Set problem:
Begin with the first line of the material and write out each line exactly, ending with the line that contains "(pdiB) at ([yshift=-2pt]pdiL);". Pictures are not part of the copy.

Input rows:
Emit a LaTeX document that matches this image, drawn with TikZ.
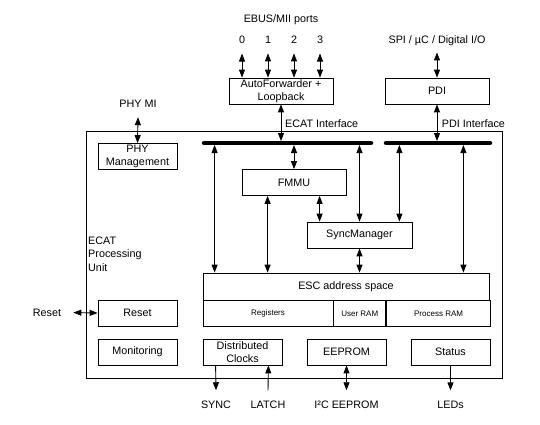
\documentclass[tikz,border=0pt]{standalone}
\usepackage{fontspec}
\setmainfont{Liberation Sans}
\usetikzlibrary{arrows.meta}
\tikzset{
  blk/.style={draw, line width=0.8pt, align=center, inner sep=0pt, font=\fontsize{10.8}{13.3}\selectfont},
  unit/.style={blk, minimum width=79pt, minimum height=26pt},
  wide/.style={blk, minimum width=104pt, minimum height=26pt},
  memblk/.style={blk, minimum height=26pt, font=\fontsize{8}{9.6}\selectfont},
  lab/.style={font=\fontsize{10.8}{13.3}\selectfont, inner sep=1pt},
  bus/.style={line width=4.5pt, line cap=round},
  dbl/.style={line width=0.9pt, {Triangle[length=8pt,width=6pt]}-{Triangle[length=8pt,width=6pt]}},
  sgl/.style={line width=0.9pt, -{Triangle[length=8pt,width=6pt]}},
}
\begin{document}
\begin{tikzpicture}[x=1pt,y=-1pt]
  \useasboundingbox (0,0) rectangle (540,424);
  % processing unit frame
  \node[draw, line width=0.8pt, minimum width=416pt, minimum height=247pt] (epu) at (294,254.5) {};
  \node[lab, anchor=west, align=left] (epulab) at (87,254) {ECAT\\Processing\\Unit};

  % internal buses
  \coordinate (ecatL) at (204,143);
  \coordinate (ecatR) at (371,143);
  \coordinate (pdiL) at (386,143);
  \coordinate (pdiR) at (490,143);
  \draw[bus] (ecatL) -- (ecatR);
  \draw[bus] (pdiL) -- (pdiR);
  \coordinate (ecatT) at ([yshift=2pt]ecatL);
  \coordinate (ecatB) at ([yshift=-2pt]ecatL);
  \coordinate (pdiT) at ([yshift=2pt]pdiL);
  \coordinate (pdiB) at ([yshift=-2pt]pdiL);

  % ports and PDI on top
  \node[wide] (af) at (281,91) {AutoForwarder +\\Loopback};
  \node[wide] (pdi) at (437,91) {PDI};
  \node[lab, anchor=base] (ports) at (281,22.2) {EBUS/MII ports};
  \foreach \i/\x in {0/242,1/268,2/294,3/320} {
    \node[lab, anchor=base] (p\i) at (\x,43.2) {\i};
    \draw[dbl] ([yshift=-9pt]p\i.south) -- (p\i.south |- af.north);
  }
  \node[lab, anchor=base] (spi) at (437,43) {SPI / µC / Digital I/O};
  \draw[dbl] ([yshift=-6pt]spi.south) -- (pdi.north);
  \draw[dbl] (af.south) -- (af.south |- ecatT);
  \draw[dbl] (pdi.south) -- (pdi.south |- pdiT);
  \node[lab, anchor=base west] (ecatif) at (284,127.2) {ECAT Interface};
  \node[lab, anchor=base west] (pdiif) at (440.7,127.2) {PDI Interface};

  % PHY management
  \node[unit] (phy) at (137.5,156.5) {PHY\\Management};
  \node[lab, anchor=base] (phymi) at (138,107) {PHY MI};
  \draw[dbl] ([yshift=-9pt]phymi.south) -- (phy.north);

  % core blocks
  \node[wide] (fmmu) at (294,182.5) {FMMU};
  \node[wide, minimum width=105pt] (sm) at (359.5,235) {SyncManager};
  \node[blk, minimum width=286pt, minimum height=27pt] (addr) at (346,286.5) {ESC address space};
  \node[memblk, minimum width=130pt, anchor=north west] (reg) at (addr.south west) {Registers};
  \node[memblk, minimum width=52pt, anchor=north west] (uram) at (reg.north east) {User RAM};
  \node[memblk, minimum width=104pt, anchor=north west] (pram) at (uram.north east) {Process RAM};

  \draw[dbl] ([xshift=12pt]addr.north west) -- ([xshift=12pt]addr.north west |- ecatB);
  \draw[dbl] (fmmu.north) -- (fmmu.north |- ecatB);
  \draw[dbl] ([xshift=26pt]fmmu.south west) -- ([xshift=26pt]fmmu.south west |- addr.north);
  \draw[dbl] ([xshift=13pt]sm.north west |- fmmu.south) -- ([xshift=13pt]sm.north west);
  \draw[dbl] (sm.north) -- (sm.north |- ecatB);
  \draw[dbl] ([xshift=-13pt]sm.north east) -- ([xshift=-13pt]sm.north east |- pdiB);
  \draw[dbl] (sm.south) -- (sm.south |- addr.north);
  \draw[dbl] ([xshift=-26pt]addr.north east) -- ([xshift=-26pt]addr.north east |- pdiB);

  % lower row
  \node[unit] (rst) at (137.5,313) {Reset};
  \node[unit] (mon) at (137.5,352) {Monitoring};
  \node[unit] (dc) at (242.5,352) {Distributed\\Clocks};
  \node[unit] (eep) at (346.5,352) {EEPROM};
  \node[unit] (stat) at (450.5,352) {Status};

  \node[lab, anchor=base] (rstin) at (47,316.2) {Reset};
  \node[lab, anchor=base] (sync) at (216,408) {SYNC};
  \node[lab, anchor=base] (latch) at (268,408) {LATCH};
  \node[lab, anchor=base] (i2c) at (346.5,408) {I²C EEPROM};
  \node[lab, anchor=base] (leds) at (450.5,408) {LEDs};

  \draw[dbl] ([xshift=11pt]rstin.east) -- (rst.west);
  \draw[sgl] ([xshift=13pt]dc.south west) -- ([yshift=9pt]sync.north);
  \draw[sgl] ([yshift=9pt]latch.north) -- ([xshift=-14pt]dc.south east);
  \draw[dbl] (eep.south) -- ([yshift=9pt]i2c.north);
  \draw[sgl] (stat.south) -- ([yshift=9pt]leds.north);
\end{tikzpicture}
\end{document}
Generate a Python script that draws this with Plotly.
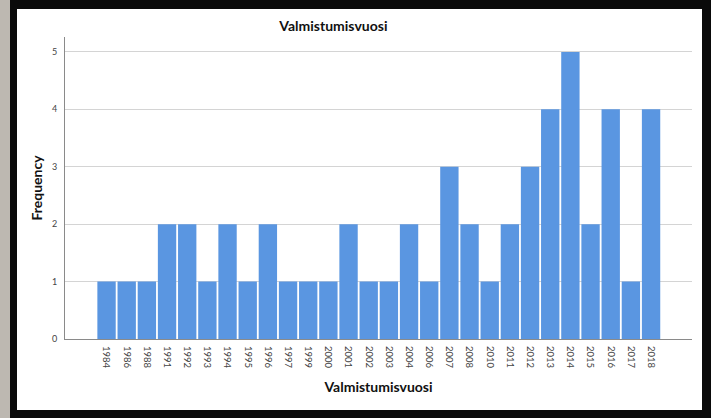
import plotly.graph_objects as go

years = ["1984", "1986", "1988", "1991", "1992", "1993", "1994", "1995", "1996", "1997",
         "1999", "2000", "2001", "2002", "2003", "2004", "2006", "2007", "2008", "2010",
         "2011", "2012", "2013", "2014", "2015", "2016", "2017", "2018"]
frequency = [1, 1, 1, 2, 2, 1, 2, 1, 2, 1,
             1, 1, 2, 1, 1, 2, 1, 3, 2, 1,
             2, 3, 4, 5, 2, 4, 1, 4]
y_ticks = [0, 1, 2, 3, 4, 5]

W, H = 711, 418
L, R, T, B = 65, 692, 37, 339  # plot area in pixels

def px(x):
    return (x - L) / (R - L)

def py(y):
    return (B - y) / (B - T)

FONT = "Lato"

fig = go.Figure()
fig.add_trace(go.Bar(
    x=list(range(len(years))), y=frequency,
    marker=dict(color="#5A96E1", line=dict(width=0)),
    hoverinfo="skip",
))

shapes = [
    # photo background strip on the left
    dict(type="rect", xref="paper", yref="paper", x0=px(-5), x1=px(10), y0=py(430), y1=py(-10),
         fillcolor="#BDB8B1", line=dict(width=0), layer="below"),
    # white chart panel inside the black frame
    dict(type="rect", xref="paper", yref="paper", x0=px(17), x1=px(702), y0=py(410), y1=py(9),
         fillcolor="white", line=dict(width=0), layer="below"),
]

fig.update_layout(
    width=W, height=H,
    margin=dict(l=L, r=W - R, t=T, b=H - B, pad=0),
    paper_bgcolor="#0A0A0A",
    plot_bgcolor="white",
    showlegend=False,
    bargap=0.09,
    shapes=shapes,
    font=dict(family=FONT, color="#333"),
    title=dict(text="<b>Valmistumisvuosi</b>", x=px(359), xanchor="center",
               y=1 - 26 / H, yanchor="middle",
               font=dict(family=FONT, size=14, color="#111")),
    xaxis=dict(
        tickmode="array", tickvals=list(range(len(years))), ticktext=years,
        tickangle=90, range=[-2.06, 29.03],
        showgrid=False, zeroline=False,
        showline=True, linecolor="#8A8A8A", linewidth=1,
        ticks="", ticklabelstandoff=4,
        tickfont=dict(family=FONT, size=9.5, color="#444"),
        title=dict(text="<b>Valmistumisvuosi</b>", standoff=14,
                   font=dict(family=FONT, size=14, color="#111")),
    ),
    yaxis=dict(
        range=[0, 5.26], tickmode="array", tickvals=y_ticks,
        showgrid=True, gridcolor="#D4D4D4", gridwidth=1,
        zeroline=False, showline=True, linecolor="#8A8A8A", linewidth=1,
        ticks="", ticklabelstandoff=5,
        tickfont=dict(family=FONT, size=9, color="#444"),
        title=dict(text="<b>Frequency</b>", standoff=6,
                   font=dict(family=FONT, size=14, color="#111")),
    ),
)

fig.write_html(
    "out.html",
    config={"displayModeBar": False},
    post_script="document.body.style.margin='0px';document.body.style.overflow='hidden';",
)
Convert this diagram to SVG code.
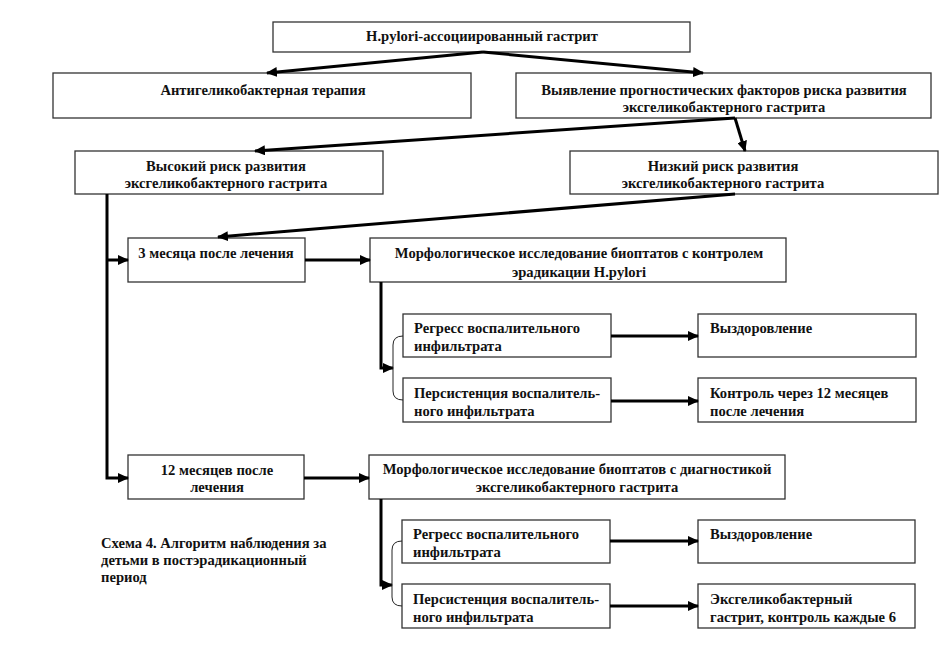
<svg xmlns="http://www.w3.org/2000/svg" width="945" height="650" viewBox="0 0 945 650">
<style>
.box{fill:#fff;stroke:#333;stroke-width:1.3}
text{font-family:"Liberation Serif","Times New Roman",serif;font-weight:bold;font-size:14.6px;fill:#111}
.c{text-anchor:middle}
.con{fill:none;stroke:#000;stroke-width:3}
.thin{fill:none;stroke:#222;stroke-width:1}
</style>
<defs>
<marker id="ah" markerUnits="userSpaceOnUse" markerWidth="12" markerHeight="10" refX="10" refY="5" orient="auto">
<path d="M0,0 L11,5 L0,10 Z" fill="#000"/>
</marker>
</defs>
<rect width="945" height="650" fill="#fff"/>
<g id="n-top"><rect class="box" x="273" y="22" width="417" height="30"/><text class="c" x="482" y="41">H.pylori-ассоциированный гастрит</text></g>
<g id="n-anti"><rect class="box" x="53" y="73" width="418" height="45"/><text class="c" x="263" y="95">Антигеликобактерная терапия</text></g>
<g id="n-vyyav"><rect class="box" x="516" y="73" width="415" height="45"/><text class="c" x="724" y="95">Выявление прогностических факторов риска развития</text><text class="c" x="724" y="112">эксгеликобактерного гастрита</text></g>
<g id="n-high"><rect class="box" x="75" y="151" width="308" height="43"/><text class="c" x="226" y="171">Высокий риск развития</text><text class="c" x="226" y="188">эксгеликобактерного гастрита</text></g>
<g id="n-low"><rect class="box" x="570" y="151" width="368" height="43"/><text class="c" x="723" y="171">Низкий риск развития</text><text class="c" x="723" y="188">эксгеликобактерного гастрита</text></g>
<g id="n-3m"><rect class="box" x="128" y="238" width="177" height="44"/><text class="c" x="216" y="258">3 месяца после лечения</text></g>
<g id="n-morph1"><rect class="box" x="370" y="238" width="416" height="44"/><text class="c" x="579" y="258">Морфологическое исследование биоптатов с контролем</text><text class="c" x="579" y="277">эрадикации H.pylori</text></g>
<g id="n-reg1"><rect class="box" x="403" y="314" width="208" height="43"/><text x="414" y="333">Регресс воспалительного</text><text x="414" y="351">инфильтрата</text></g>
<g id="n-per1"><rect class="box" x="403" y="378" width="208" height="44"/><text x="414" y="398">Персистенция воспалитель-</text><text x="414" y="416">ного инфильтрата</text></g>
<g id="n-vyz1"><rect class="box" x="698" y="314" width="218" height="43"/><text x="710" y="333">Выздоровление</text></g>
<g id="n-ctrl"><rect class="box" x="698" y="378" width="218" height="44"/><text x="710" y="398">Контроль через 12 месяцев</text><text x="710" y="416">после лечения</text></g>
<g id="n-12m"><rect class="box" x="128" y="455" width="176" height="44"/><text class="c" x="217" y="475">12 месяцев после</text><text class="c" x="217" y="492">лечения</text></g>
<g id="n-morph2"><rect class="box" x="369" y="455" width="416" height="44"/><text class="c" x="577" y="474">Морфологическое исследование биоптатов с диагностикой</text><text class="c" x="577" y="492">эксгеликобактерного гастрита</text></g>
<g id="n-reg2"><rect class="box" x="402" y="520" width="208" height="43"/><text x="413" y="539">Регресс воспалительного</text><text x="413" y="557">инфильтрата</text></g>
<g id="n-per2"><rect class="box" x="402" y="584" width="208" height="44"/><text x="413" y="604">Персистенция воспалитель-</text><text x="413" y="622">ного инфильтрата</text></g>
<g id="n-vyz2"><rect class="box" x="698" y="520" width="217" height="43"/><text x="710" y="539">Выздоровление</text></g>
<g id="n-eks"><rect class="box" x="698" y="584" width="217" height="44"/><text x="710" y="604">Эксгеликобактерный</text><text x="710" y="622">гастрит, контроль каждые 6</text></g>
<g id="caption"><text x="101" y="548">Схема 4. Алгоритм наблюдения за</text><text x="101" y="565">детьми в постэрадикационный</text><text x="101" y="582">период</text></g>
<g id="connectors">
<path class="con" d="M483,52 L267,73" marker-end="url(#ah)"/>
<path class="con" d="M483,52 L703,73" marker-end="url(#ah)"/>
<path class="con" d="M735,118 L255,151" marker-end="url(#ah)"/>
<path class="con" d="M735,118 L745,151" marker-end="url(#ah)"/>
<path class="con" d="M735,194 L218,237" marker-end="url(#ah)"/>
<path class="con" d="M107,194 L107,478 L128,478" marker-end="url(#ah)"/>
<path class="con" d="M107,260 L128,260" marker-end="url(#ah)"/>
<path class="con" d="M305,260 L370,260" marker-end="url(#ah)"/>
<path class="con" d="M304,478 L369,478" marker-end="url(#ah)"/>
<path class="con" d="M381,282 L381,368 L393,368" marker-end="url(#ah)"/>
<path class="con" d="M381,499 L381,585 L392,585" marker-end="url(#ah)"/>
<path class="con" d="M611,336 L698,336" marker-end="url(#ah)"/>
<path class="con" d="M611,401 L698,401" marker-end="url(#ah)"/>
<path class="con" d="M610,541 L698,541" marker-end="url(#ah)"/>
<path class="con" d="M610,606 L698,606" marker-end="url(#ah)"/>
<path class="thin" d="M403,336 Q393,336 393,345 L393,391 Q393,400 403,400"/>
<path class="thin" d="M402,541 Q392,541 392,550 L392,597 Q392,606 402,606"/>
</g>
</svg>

Response below:
Emit a LaTeX document that matches this image, drawn with TikZ.
\documentclass[tikz,border=0pt]{standalone}
\usepackage{fontspec}
\setmainfont{Liberation Sans}
\usetikzlibrary{arrows.meta}
\tikzset{
  blk/.style={draw, line width=0.8pt, align=center, inner sep=0pt, font=\fontsize{10.8}{13.3}\selectfont},
  unit/.style={blk, minimum width=79pt, minimum height=26pt},
  wide/.style={blk, minimum width=104pt, minimum height=26pt},
  memblk/.style={blk, minimum height=26pt, font=\fontsize{8}{9.6}\selectfont},
  lab/.style={font=\fontsize{10.8}{13.3}\selectfont, inner sep=1pt},
  bus/.style={line width=4.5pt, line cap=round},
  dbl/.style={line width=0.9pt, {Triangle[length=8pt,width=6pt]}-{Triangle[length=8pt,width=6pt]}},
  sgl/.style={line width=0.9pt, -{Triangle[length=8pt,width=6pt]}},
}
\begin{document}
\begin{tikzpicture}[x=1pt,y=-1pt]
  \useasboundingbox (0,0) rectangle (540,424);
  % processing unit frame
  \node[draw, line width=0.8pt, minimum width=416pt, minimum height=247pt] (epu) at (294,254.5) {};
  \node[lab, anchor=west, align=left] (epulab) at (87,254) {ECAT\\Processing\\Unit};

  % internal buses
  \coordinate (ecatL) at (204,143);
  \coordinate (ecatR) at (371,143);
  \coordinate (pdiL) at (386,143);
  \coordinate (pdiR) at (490,143);
  \draw[bus] (ecatL) -- (ecatR);
  \draw[bus] (pdiL) -- (pdiR);
  \coordinate (ecatT) at ([yshift=2pt]ecatL);
  \coordinate (ecatB) at ([yshift=-2pt]ecatL);
  \coordinate (pdiT) at ([yshift=2pt]pdiL);
  \coordinate (pdiB) at ([yshift=-2pt]pdiL);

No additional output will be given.